(Saved entries)
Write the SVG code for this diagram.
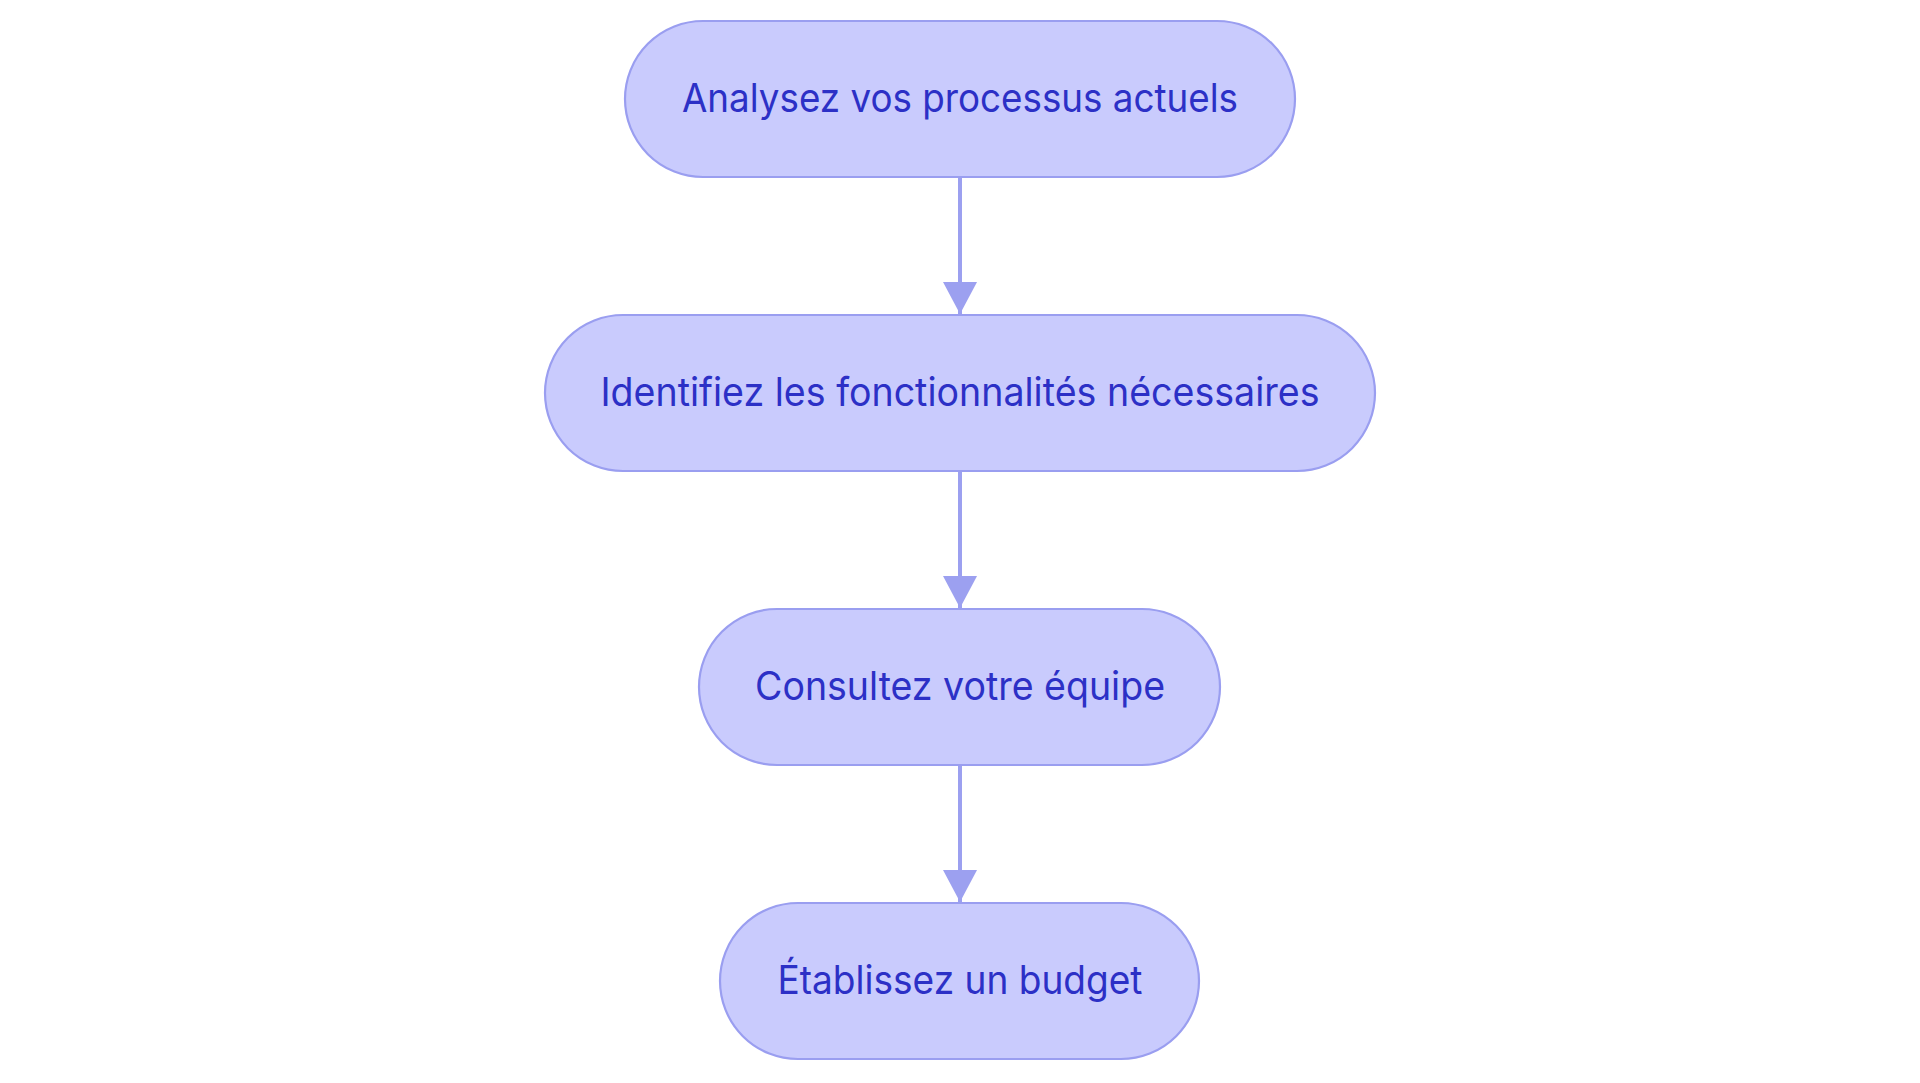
<svg xmlns="http://www.w3.org/2000/svg" width="1920" height="1083" viewBox="0 0 1920 1083">
<style>
.node rect{fill:#c9cbfd;stroke:#9a9ef0;stroke-width:2.2}
.node text{font-family:Inter,"Noto Sans","Liberation Sans",sans-serif;font-size:39px;fill:#2c30c6;text-anchor:middle}
.edge{stroke:#9ca0f0;stroke-width:4;fill:none}
</style>
<defs>
<marker id="arrow" markerUnits="userSpaceOnUse" markerWidth="34" markerHeight="34" refX="32" refY="17" orient="auto" viewBox="0 0 32 34">
<path d="M0,0 L32,17 L0,34 z" fill="#9ca0f0"/>
</marker>
</defs>
<rect width="1920" height="1083" fill="#ffffff"/>
<g id="connectors">
<line class="edge" x1="960" y1="178" x2="960" y2="314" marker-end="url(#arrow)"/>
<line class="edge" x1="960" y1="471" x2="960" y2="608" marker-end="url(#arrow)"/>
<line class="edge" x1="960" y1="765" x2="960" y2="902" marker-end="url(#arrow)"/>
</g>
<g id="node1" class="node">
<rect x="625" y="21" width="670" height="156" rx="78" ry="78"/>
<text x="960" y="111.5" textLength="556" lengthAdjust="spacingAndGlyphs">Analysez vos processus actuels</text>
</g>
<g id="node2" class="node">
<rect x="545" y="315" width="830" height="156" rx="78" ry="78"/>
<text x="960" y="405.5" textLength="719" lengthAdjust="spacingAndGlyphs">Identifiez les fonctionnalités nécessaires</text>
</g>
<g id="node3" class="node">
<rect x="699" y="609" width="521" height="156" rx="78" ry="78"/>
<text x="960" y="699.5" textLength="410" lengthAdjust="spacingAndGlyphs">Consultez votre équipe</text>
</g>
<g id="node4" class="node">
<rect x="720" y="903" width="479" height="156" rx="78" ry="78"/>
<text x="960" y="993.5" textLength="365" lengthAdjust="spacingAndGlyphs">Établissez un budget</text>
</g>
</svg>
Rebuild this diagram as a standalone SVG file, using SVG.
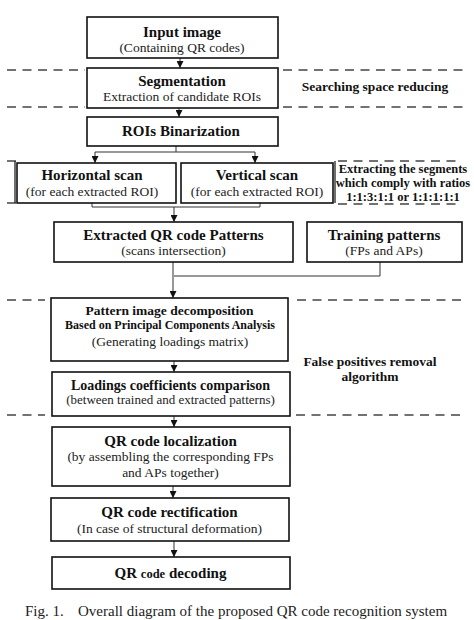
<svg xmlns="http://www.w3.org/2000/svg" width="474" height="620" viewBox="0 0 474 620">
<defs>
<style>
.box{fill:#fff;stroke:#111;stroke-width:1.6}
.t{font-family:"Liberation Serif","Times New Roman",serif;font-weight:bold;font-size:15px;fill:#111;text-anchor:middle}
.s{font-family:"Liberation Serif","Times New Roman",serif;font-size:13.5px;fill:#222;text-anchor:middle}
.c{fill:none;stroke:#333;stroke-width:1}
.d{fill:none;stroke:#444;stroke-width:1.5;stroke-dasharray:9 6.5}
.b{fill:none;stroke:#222;stroke-width:1.3}
.cap{font-family:"Liberation Serif","Times New Roman",serif;font-size:15px;fill:#222}
</style>
<marker id="ah" viewBox="0 0 8 8" refX="8" refY="4" markerWidth="7" markerHeight="7" markerUnits="userSpaceOnUse" orient="auto">
<path d="M0,0 L8,4 L0,8 z" fill="#111"/>
</marker>
</defs>
<rect width="474" height="620" fill="#fff"/>

<g id="separators">
<line class="d" x1="7" y1="70" x2="85" y2="70"/>
<line class="d" x1="283" y1="70" x2="463" y2="70"/>
<line class="d" x1="7" y1="107" x2="85" y2="107"/>
<line class="d" x1="283" y1="107" x2="463" y2="107"/>
<line class="d" x1="7" y1="161" x2="17" y2="161"/>
<line class="d" x1="7" y1="203" x2="22" y2="203"/>
<line class="b" x1="15" y1="161" x2="15" y2="203"/>
<line class="b" x1="335" y1="161" x2="335" y2="203"/>
<line class="d" x1="338" y1="161" x2="462" y2="161"/>
<line class="d" x1="338" y1="204" x2="462" y2="204"/>
<line class="d" x1="7" y1="300" x2="45" y2="300"/>
<line class="d" x1="297" y1="300" x2="463" y2="300"/>
<line class="d" x1="7" y1="415" x2="45" y2="415"/>
<line class="d" x1="296" y1="415" x2="463" y2="415"/>
</g>

<g id="connectors">
<line class="c" x1="180" y1="58" x2="180" y2="68" marker-end="url(#ah)"/>
<line class="c" x1="179" y1="108" x2="179" y2="117" marker-end="url(#ah)"/>
<polyline class="c" points="176,146 176,152"/>
<polyline class="c" points="95,152 255,152"/>
<line class="c" x1="95" y1="152" x2="95" y2="163" marker-end="url(#ah)"/>
<line class="c" x1="255" y1="152" x2="255" y2="163" marker-end="url(#ah)"/>
<polyline class="c" points="92,203 92,207 260,207 260,203"/>
<line class="c" x1="174" y1="207" x2="174" y2="222" marker-end="url(#ah)"/>
<line class="c" x1="173" y1="262" x2="173" y2="298" marker-end="url(#ah)"/>
<polyline class="c" points="174,276 380,276 380,262"/>
<line class="c" x1="174" y1="361" x2="174" y2="372" marker-end="url(#ah)"/>
<line class="c" x1="174" y1="416" x2="174" y2="427" marker-end="url(#ah)"/>
<line class="c" x1="173" y1="486" x2="173" y2="498" marker-end="url(#ah)"/>
<line class="c" x1="174" y1="541" x2="174" y2="557" marker-end="url(#ah)"/>
</g>

<g id="input">
<rect class="box" x="87" y="17" width="191" height="41"/>
<text class="t" x="182" y="37">Input image</text>
<text class="s" x="182" y="52">(Containing QR codes)</text>
</g>
<g id="segmentation">
<rect class="box" x="87" y="68" width="191" height="40"/>
<text class="t" x="182" y="86">Segmentation</text>
<text class="s" x="182" y="101">Extraction of candidate ROIs</text>
</g>
<g id="binarization">
<rect class="box" x="87" y="117" width="191" height="29"/>
<text class="t" x="181" y="136">ROIs Binarization</text>
</g>
<g id="horizontal">
<rect class="box" x="17" y="163" width="159" height="40"/>
<text class="t" x="92" y="180">Horizontal scan</text>
<text class="s" x="92" y="196">(for each extracted ROI)</text>
</g>
<g id="vertical">
<rect class="box" x="181" y="163" width="152" height="40"/>
<text class="t" x="257" y="180">Vertical scan</text>
<text class="s" x="257" y="196">(for each extracted ROI)</text>
</g>
<g id="extracted">
<rect class="box" x="54" y="222" width="239" height="40"/>
<text class="t" x="173.5" y="240">Extracted QR code Patterns</text>
<text class="s" x="173.5" y="255">(scans intersection)</text>
</g>
<g id="training">
<rect class="box" x="307" y="222" width="155" height="40"/>
<text class="t" x="384" y="240">Training patterns</text>
<text class="s" x="384" y="255">(FPs and APs)</text>
</g>
<g id="decomposition">
<rect class="box" x="51" y="298" width="237" height="63"/>
<text class="t" x="169.5" y="315" style="font-size:13.5px">Pattern image decomposition</text>
<text class="t" x="170" y="329" style="font-size:12px">Based on Principal Components Analysis</text>
<text class="s" x="170" y="346">(Generating loadings matrix)</text>
</g>
<g id="loadings">
<rect class="box" x="52" y="372" width="238" height="44"/>
<text class="t" x="170.5" y="390" style="font-size:14px">Loadings coefficients comparison</text>
<text class="s" x="170.5" y="404" style="font-size:13px">(between trained and extracted patterns)</text>
</g>
<g id="localization">
<rect class="box" x="52" y="427" width="238" height="59"/>
<text class="t" x="170.5" y="446">QR code localization</text>
<text class="s" x="170.5" y="461">(by assembling the corresponding FPs</text>
<text class="s" x="170.5" y="477">and APs together)</text>
</g>
<g id="rectification">
<rect class="box" x="51" y="498" width="238" height="43"/>
<text class="t" x="169.5" y="517">QR code rectification</text>
<text class="s" x="169.5" y="533">(In case of structural deformation)</text>
</g>
<g id="decoding">
<rect class="box" x="52" y="557" width="238" height="32"/>
<text class="t" x="170.5" y="578">QR <tspan style="font-size:12.5px">code</tspan> decoding</text>
</g>

<g id="annotations">
<text class="t" x="375" y="91" style="font-size:13.5px">Searching space reducing</text>
<text class="t" x="403" y="173" style="font-size:12.5px">Extracting the segments</text>
<text class="t" x="403" y="187" style="font-size:12.5px">which comply with ratios</text>
<text class="t" x="403" y="201" style="font-size:12.5px">1:1:3:1:1 or 1:1:1:1:1</text>
<text class="t" x="370" y="366" style="font-size:13.5px">False positives removal</text>
<text class="t" x="370" y="381" style="font-size:13.5px">algorithm</text>
</g>

<g id="caption">
<text class="cap" x="25" y="616">Fig. 1.</text>
<text class="cap" x="78" y="616">Overall diagram of the proposed QR code recognition system</text>
</g>
</svg>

GOAL OF THE EXERCISE:
Copy every line of the listing that contains the word "diagram".

THE RESPONSE:
Write the SVG code for this diagram.
Rebuild this diagram as a standalone SVG file, using SVG.
<text class="cap" x="78" y="616">Overall diagram of the proposed QR code recognition system</text>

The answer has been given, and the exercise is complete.